Copy everything in the data below exactly except the pictures.
Material start
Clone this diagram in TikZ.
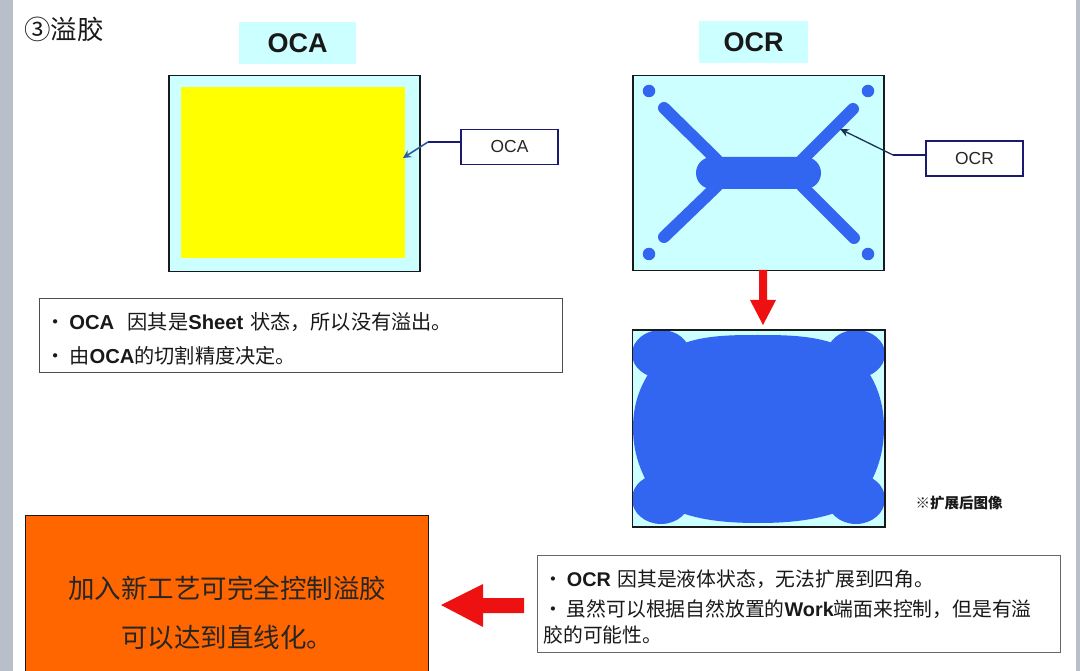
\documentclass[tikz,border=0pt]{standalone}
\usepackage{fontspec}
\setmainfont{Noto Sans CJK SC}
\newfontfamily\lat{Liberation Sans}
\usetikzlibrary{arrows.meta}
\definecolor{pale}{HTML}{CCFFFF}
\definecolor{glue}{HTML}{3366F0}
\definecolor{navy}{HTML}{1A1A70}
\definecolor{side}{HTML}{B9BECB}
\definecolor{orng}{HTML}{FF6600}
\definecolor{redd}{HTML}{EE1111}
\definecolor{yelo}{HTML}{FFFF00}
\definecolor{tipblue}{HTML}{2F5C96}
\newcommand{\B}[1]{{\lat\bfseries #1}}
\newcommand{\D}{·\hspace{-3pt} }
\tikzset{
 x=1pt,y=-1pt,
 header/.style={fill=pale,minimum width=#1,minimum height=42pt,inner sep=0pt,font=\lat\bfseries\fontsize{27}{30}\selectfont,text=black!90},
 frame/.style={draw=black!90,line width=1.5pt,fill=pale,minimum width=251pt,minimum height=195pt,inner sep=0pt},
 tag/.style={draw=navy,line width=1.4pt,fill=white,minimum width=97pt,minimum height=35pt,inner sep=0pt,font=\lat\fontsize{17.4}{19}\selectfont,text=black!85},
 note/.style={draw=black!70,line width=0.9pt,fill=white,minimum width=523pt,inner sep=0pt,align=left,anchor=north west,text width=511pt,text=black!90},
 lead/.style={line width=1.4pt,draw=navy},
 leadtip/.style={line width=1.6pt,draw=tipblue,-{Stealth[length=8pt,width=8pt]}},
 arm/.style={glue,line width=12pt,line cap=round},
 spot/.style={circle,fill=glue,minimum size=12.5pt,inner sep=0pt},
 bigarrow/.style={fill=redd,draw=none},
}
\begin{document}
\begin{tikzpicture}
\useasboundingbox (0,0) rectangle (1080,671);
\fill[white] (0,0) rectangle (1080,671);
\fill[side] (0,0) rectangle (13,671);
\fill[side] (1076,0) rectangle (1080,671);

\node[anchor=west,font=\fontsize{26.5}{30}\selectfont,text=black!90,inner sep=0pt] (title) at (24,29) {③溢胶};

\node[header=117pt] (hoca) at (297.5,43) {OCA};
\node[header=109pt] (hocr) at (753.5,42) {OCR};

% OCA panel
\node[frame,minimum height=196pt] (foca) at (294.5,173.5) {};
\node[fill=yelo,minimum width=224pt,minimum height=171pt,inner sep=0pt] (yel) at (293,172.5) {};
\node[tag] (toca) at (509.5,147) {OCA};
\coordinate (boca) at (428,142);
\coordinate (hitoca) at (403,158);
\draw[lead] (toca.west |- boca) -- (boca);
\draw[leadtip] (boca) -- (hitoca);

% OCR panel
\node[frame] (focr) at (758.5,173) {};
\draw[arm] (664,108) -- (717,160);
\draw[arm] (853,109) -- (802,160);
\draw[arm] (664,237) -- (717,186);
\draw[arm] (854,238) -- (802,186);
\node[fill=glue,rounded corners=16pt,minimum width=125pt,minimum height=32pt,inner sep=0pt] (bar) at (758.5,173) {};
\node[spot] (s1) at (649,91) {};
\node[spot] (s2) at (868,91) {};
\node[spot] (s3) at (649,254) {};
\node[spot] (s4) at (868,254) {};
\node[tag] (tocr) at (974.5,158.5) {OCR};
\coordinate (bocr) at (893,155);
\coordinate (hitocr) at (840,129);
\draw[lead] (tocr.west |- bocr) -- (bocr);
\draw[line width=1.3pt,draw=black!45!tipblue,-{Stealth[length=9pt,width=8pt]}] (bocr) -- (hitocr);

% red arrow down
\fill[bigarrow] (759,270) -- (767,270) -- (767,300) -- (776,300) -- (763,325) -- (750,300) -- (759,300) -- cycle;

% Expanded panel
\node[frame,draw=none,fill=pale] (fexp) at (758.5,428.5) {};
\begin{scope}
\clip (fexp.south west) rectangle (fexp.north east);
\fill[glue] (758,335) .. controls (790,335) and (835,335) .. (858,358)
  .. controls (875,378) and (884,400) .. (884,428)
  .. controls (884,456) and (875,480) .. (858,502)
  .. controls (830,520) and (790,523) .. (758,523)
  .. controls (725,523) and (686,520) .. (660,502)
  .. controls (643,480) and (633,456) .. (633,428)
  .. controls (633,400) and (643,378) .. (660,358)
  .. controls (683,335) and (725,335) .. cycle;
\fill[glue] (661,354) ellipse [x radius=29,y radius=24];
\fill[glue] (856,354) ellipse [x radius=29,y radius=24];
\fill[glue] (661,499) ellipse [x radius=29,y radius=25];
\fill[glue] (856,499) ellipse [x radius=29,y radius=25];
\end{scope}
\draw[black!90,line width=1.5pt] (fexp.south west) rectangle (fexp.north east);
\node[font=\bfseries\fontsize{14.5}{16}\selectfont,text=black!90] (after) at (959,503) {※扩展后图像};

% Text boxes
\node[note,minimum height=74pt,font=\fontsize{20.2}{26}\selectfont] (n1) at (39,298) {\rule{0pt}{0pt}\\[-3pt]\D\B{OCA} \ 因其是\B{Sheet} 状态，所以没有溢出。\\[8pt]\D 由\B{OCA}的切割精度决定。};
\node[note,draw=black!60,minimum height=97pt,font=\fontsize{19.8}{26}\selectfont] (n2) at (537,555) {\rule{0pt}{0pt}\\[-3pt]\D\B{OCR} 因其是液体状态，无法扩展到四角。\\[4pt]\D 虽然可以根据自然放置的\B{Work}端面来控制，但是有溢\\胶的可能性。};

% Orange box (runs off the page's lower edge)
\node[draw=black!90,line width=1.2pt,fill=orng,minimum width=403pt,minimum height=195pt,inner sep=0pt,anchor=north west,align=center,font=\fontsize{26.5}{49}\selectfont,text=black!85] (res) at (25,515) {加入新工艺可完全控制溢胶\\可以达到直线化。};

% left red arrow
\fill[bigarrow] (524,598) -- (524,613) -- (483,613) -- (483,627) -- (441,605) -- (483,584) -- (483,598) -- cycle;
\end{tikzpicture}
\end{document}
Material end
Reply to the task:
Clone this diagram in TikZ.
\documentclass[tikz,border=0pt]{standalone}
\usepackage{fontspec}
\setmainfont{Noto Sans CJK SC}
\newfontfamily\lat{Liberation Sans}
\usetikzlibrary{arrows.meta}
\definecolor{pale}{HTML}{CCFFFF}
\definecolor{glue}{HTML}{3366F0}
\definecolor{navy}{HTML}{1A1A70}
\definecolor{side}{HTML}{B9BECB}
\definecolor{orng}{HTML}{FF6600}
\definecolor{redd}{HTML}{EE1111}
\definecolor{yelo}{HTML}{FFFF00}
\definecolor{tipblue}{HTML}{2F5C96}
\newcommand{\B}[1]{{\lat\bfseries #1}}
\newcommand{\D}{·\hspace{-3pt} }
\tikzset{
 x=1pt,y=-1pt,
 header/.style={fill=pale,minimum width=#1,minimum height=42pt,inner sep=0pt,font=\lat\bfseries\fontsize{27}{30}\selectfont,text=black!90},
 frame/.style={draw=black!90,line width=1.5pt,fill=pale,minimum width=251pt,minimum height=195pt,inner sep=0pt},
 tag/.style={draw=navy,line width=1.4pt,fill=white,minimum width=97pt,minimum height=35pt,inner sep=0pt,font=\lat\fontsize{17.4}{19}\selectfont,text=black!85},
 note/.style={draw=black!70,line width=0.9pt,fill=white,minimum width=523pt,inner sep=0pt,align=left,anchor=north west,text width=511pt,text=black!90},
 lead/.style={line width=1.4pt,draw=navy},
 leadtip/.style={line width=1.6pt,draw=tipblue,-{Stealth[length=8pt,width=8pt]}},
 arm/.style={glue,line width=12pt,line cap=round},
 spot/.style={circle,fill=glue,minimum size=12.5pt,inner sep=0pt},
 bigarrow/.style={fill=redd,draw=none},
}
\begin{document}
\begin{tikzpicture}
\useasboundingbox (0,0) rectangle (1080,671);
\fill[white] (0,0) rectangle (1080,671);
\fill[side] (0,0) rectangle (13,671);
\fill[side] (1076,0) rectangle (1080,671);

\node[anchor=west,font=\fontsize{26.5}{30}\selectfont,text=black!90,inner sep=0pt] (title) at (24,29) {③溢胶};

\node[header=117pt] (hoca) at (297.5,43) {OCA};
\node[header=109pt] (hocr) at (753.5,42) {OCR};

% OCA panel
\node[frame,minimum height=196pt] (foca) at (294.5,173.5) {};
\node[fill=yelo,minimum width=224pt,minimum height=171pt,inner sep=0pt] (yel) at (293,172.5) {};
\node[tag] (toca) at (509.5,147) {OCA};
\coordinate (boca) at (428,142);
\coordinate (hitoca) at (403,158);
\draw[lead] (toca.west |- boca) -- (boca);
\draw[leadtip] (boca) -- (hitoca);

% OCR panel
\node[frame] (focr) at (758.5,173) {};
\draw[arm] (664,108) -- (717,160);
\draw[arm] (853,109) -- (802,160);
\draw[arm] (664,237) -- (717,186);
\draw[arm] (854,238) -- (802,186);
\node[fill=glue,rounded corners=16pt,minimum width=125pt,minimum height=32pt,inner sep=0pt] (bar) at (758.5,173) {};
\node[spot] (s1) at (649,91) {};
\node[spot] (s2) at (868,91) {};
\node[spot] (s3) at (649,254) {};
\node[spot] (s4) at (868,254) {};
\node[tag] (tocr) at (974.5,158.5) {OCR};
\coordinate (bocr) at (893,155);
\coordinate (hitocr) at (840,129);
\draw[lead] (tocr.west |- bocr) -- (bocr);
\draw[line width=1.3pt,draw=black!45!tipblue,-{Stealth[length=9pt,width=8pt]}] (bocr) -- (hitocr);

% red arrow down
\fill[bigarrow] (759,270) -- (767,270) -- (767,300) -- (776,300) -- (763,325) -- (750,300) -- (759,300) -- cycle;

% Expanded panel
\node[frame,draw=none,fill=pale] (fexp) at (758.5,428.5) {};
\begin{scope}
\clip (fexp.south west) rectangle (fexp.north east);
\fill[glue] (758,335) .. controls (790,335) and (835,335) .. (858,358)
  .. controls (875,378) and (884,400) .. (884,428)
  .. controls (884,456) and (875,480) .. (858,502)
  .. controls (830,520) and (790,523) .. (758,523)
  .. controls (725,523) and (686,520) .. (660,502)
  .. controls (643,480) and (633,456) .. (633,428)
  .. controls (633,400) and (643,378) .. (660,358)
  .. controls (683,335) and (725,335) .. cycle;
\fill[glue] (661,354) ellipse [x radius=29,y radius=24];
\fill[glue] (856,354) ellipse [x radius=29,y radius=24];
\fill[glue] (661,499) ellipse [x radius=29,y radius=25];
\fill[glue] (856,499) ellipse [x radius=29,y radius=25];
\end{scope}
\draw[black!90,line width=1.5pt] (fexp.south west) rectangle (fexp.north east);
\node[font=\bfseries\fontsize{14.5}{16}\selectfont,text=black!90] (after) at (959,503) {※扩展后图像};

% Text boxes
\node[note,minimum height=74pt,font=\fontsize{20.2}{26}\selectfont] (n1) at (39,298) {\rule{0pt}{0pt}\\[-3pt]\D\B{OCA} \ 因其是\B{Sheet} 状态，所以没有溢出。\\[8pt]\D 由\B{OCA}的切割精度决定。};
\node[note,draw=black!60,minimum height=97pt,font=\fontsize{19.8}{26}\selectfont] (n2) at (537,555) {\rule{0pt}{0pt}\\[-3pt]\D\B{OCR} 因其是液体状态，无法扩展到四角。\\[4pt]\D 虽然可以根据自然放置的\B{Work}端面来控制，但是有溢\\胶的可能性。};

% Orange box (runs off the page's lower edge)
\node[draw=black!90,line width=1.2pt,fill=orng,minimum width=403pt,minimum height=195pt,inner sep=0pt,anchor=north west,align=center,font=\fontsize{26.5}{49}\selectfont,text=black!85] (res) at (25,515) {加入新工艺可完全控制溢胶\\可以达到直线化。};

% left red arrow
\fill[bigarrow] (524,598) -- (524,613) -- (483,613) -- (483,627) -- (441,605) -- (483,584) -- (483,598) -- cycle;
\end{tikzpicture}
\end{document}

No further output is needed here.